Moscow: Russia on Monday was due to open a fraud trial against late lawyer Sergei Magnitsky who died in prison in 2009 after accusing state officials of a multimillion-dollar tax scam.

His death of untreated pancreatitis in jail became a symbol of prison abuse in modern Russia and led to a fresh row between Moscow and Washington.

Moscow’s Tverskoi district court was initially scheduled to hear the case in late December but the judge adjourned the hearing after the Magnitsky family’s defence lawyers refused to participate, saying trying a dead man was illegal.

Critics say that with Russia’s decision to prosecute Magnitsky after his death, the case entered the realm of the absurd.

Amnesty International said the trial would set a “dangerous precedent” in Russia’s deteriorating rights record.

“This posthumous prosecution is farcical, but unfortunately also deeply sinister,” John Dalhuisen, the rights watchdog’s programme director for Europe and Central Asia, said in a statement.

But Russian Prime Minister Dmitry Medvedev, who is a lawyer by training, defended the trial, saying authorities did not plan to accuse the dead lawyer of committing crimes.

“According to our criminal law as well as the law of most civilised countries, it is impossible to prosecute a person after his death, it is impossible to find him guilty or not guilty,” Medvedev told CNN.
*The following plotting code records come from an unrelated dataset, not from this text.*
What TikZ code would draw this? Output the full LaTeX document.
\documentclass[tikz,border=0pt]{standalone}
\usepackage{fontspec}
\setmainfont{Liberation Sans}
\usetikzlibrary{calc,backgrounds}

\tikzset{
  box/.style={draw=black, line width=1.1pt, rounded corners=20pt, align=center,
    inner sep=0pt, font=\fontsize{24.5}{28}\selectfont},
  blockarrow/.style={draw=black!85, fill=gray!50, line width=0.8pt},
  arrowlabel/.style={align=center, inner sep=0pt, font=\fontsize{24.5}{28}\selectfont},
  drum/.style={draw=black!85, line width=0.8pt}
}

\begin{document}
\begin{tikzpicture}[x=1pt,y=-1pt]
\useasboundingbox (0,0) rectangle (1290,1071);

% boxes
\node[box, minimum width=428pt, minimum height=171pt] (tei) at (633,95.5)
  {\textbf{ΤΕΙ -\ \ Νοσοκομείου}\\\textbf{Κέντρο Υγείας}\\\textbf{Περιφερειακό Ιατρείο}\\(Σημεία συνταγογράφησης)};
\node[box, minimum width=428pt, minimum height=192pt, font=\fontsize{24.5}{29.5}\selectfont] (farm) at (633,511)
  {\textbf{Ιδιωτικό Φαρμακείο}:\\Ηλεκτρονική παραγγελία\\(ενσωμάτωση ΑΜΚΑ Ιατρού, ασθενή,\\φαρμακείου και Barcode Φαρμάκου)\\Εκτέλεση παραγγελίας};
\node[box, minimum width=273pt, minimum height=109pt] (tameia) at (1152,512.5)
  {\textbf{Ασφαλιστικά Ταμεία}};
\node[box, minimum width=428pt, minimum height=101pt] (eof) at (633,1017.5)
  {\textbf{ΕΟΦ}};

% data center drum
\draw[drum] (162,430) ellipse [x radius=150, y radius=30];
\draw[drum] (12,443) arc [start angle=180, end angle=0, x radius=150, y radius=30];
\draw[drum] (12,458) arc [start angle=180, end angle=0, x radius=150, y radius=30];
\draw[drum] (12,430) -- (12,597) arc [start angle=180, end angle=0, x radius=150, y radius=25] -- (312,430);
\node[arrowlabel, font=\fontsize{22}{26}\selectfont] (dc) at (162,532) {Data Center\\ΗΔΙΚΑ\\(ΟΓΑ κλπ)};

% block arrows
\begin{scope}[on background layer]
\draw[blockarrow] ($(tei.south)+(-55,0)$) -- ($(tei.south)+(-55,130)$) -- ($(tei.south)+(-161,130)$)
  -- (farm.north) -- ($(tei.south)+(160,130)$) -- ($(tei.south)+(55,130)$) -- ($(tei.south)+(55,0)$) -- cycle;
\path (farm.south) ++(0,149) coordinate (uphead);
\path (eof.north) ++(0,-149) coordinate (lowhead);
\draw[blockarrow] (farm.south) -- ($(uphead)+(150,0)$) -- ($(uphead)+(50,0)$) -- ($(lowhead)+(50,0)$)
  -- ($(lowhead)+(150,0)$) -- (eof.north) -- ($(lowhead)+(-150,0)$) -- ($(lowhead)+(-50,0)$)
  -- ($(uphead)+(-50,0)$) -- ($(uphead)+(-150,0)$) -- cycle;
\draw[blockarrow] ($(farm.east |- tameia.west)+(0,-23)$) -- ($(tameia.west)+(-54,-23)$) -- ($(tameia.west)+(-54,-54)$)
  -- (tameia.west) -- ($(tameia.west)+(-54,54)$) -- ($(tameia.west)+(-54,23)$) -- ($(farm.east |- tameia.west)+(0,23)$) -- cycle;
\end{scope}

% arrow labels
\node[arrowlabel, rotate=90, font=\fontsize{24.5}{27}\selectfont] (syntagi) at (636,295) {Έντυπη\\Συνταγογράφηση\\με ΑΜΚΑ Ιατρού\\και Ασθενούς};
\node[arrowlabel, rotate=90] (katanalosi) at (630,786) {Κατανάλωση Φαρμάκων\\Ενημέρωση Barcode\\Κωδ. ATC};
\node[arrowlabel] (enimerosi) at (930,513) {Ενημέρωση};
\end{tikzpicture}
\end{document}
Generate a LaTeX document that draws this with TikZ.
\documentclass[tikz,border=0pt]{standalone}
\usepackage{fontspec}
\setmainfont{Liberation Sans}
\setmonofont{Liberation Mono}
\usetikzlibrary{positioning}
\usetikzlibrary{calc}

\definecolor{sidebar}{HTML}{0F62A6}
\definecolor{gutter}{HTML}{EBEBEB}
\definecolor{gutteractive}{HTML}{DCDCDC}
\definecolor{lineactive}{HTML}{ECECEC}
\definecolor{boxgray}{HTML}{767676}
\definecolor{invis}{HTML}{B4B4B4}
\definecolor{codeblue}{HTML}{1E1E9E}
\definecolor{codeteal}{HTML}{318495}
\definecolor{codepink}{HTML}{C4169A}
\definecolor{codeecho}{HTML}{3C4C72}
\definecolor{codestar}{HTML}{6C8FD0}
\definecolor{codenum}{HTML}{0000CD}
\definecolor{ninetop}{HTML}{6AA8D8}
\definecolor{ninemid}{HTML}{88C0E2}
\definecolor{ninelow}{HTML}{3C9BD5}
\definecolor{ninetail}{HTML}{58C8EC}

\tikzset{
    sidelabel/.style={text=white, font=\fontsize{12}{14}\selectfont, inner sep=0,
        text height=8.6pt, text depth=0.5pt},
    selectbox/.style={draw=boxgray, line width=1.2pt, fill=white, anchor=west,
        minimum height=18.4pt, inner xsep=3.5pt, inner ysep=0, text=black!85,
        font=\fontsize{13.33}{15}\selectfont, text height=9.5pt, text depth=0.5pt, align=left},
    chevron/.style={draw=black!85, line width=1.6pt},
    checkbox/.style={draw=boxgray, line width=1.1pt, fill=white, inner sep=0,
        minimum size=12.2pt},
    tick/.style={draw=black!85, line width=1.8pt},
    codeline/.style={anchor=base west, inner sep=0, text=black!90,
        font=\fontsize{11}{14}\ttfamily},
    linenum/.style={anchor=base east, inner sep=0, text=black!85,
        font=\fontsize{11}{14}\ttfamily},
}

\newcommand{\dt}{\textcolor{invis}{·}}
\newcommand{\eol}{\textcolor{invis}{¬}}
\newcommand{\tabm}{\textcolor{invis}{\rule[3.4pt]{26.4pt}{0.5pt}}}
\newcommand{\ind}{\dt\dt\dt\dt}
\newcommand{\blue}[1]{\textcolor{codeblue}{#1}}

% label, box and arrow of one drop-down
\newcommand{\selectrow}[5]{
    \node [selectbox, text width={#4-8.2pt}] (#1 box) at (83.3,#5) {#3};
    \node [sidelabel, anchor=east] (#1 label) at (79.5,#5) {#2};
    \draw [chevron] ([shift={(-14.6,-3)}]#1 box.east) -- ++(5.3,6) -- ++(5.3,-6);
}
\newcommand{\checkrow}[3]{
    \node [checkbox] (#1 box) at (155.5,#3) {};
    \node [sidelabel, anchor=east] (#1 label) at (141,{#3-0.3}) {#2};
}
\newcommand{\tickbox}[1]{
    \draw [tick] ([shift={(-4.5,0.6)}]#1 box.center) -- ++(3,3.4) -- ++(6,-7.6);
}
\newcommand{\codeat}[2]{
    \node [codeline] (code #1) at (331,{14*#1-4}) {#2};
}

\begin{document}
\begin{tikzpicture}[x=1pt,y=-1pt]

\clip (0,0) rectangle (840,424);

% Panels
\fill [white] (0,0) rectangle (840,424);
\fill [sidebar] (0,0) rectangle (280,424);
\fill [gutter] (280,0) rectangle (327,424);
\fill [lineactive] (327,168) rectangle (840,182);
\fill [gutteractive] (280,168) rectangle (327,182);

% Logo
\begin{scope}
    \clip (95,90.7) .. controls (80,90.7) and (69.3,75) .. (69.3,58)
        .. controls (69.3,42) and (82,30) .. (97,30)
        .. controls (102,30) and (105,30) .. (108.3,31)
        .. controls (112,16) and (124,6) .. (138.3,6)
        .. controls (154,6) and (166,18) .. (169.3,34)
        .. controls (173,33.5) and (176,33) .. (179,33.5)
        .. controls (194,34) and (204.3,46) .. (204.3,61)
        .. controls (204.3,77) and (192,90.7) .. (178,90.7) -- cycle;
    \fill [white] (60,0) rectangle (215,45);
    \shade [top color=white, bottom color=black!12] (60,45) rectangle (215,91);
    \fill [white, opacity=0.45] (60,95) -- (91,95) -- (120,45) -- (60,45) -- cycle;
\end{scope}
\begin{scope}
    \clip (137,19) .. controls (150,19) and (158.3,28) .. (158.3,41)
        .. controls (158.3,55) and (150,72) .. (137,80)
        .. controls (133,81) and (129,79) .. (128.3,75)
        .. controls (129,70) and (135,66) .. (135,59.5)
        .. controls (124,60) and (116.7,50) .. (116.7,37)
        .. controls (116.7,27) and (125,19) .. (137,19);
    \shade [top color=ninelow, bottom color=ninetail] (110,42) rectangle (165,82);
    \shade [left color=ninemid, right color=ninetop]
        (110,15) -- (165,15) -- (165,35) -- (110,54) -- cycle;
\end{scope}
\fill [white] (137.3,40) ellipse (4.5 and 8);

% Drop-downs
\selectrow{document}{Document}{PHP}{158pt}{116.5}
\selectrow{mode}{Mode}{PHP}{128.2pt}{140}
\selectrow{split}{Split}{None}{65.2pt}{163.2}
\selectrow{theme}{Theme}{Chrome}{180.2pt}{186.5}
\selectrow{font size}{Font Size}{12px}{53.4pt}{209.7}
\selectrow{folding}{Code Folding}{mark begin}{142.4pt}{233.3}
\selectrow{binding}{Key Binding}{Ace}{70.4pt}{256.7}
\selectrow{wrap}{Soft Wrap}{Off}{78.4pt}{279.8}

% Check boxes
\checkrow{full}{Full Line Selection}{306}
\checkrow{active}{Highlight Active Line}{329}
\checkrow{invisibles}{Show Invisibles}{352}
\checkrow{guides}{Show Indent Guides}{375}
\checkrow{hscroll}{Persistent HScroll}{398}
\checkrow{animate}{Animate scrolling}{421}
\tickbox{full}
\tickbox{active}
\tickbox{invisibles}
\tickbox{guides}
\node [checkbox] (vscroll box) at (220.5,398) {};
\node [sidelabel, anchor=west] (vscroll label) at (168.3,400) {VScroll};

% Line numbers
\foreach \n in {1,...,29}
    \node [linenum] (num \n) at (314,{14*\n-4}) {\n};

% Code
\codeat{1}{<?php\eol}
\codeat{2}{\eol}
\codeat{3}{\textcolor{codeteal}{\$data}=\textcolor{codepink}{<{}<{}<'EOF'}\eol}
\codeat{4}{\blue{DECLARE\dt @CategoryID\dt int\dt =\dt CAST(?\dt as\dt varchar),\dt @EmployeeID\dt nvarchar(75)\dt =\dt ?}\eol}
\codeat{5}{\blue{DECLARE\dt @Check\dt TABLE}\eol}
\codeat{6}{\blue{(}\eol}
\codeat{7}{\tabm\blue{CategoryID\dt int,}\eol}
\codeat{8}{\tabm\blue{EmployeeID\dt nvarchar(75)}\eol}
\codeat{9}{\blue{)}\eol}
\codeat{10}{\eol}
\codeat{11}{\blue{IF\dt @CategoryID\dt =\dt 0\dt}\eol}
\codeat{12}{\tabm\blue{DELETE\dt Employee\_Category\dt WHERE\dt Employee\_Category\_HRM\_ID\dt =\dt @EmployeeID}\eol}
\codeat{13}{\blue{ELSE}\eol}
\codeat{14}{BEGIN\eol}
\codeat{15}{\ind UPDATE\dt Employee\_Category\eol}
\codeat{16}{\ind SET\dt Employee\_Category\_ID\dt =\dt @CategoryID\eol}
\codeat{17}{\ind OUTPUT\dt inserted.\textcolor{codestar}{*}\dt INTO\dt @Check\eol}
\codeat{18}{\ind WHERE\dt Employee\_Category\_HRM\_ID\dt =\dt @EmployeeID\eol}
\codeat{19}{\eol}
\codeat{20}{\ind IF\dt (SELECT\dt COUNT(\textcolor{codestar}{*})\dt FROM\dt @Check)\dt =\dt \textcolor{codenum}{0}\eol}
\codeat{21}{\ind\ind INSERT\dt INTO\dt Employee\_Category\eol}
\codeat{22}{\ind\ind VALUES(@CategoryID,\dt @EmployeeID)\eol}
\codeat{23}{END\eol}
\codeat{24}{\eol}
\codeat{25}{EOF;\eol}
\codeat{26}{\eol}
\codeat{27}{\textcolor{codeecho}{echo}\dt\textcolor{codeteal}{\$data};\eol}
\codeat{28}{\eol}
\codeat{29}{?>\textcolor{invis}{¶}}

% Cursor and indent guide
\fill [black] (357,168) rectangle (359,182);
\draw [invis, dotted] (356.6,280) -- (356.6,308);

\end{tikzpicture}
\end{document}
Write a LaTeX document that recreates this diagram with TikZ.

“But there are posthumous procedures spelled out in criminal procedure law, every country has them. This has to be done,” he said in the interview posted on the government website on Sunday.

Ahead of Monday’s hearing, which was due to start at 0700 GMT, Magnitsky’s mother released a letter calling on Moscow’s lawyers to boycott the trial.

Before his arrest, Magnitsky said he had uncovered a $235 million (Dh 863 million) tax scam by state officials against Hermitage Capital Management, an investment firm for which he worked.

After he was detained, he was charged with the very crimes he claimed to have uncovered and was placed in pre-trial detention.

He died of untreated illnesses at the age of 37 after spending nearly a year in jail.

Late last year the United States passed the so-called Magnitsky Act which blacklists Russian officials believed to have been implicated in Magnitsky’s death.

Moscow retaliated by passing a bill that banned US citizens from adopting Russian orphans.

Head of Hermitage Capital William Browder, who was earlier refused a Russian visa, will on Monday be tried in absentia.

Putin in December said Magnitsky died of a “heart attack”.

Earlier this month, one of Russia’s most beloved animators Yury Norshtein became an Internet sensation when he publicly linked the Russian strongman to the lawyer’s death.

“Putin said Magnitsky died of heart failure. I think Magnitsky died of a failure of heart...on the part of both Putin and the prison’s chief,” Norshtein said at an awards ceremony in Moscow. His videotaped comments were drowned in a storm of applause.